The plot with different treatments

Within the first few months, some of the metal exclosures and the greenhouse plastic started disappearing. It was clear to me why the metal exclosures were disappearing; they make excellent fences for kitchen gardens in the village but why greenhouse plastic, I wondered. Anyways, I needed to sort out the exclosures issue first, they were expensive and irreplaceable considering they were brought from far far away.

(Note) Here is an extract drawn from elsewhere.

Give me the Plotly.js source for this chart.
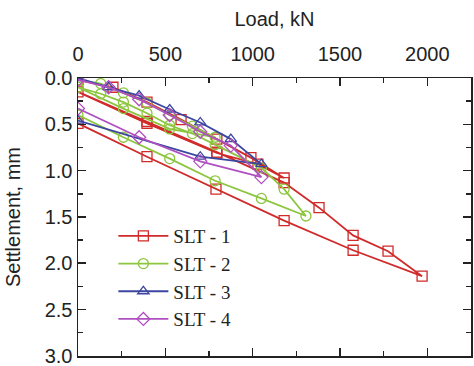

A meeting was summoned at the head-gaam's (village-head) home and all the gaamburas (village elders) gathered. First things first, the village-head asked me if I had got them a little something; luckily I had bought some rum from Yingkiong town and offered it to them. Upon being offered a bottle, the village-head mentioned clearly that one bottle was not enough to discuss the disappearance of the exclosures; so, I got another bottle. Anyway, then the folks took up the issue seriously and decided that they will fine any person stealing the metal mesh a staggering amount of 50,000 rupees! I thought that went well. As it happens, some boys in the village were summoned and they went about in different directions shouting the message that 'whoever steals karthik's fence will have to pay a fine of 50,000 if caught', perhaps the only time ever my name was announced to a whole village! The catch was in the line 'if caught', no one was ever, but still I was happy, it was some progress. The exclosures stopped disappearing. Now, about the greenhouse plastic...

Turns out folks were collecting the greenhouse for uses I had not imagined! They were used to sun their rice, to sit on and chat, and to make a temporary shelter from the sun and rain in the forest and fields! While I appreciated their out-of-the-box thinking regarding the uses of my greenhouse sheets, my study was taking a toll! Anyways, after the announcement that I had experiment plots in the forest, the plastic and the exclosures stayed on for the next few months. I also started using the extra greenhouse sheets I had in my camp; to clean the camp, to wash vessels, to store stuff by bundling up the sheets and rarely even as a fire-starter. We also used it as a net to play local Sepak Takraw and then on a long night a friend slept on the sheets and even used them as a blanket in the winter!

A village gets connected to the world

Its just another Sunday morning, things are easy and slow; a bit laidback, a bit purposeful and a bit hungry. So, I got my bike out, eat a ...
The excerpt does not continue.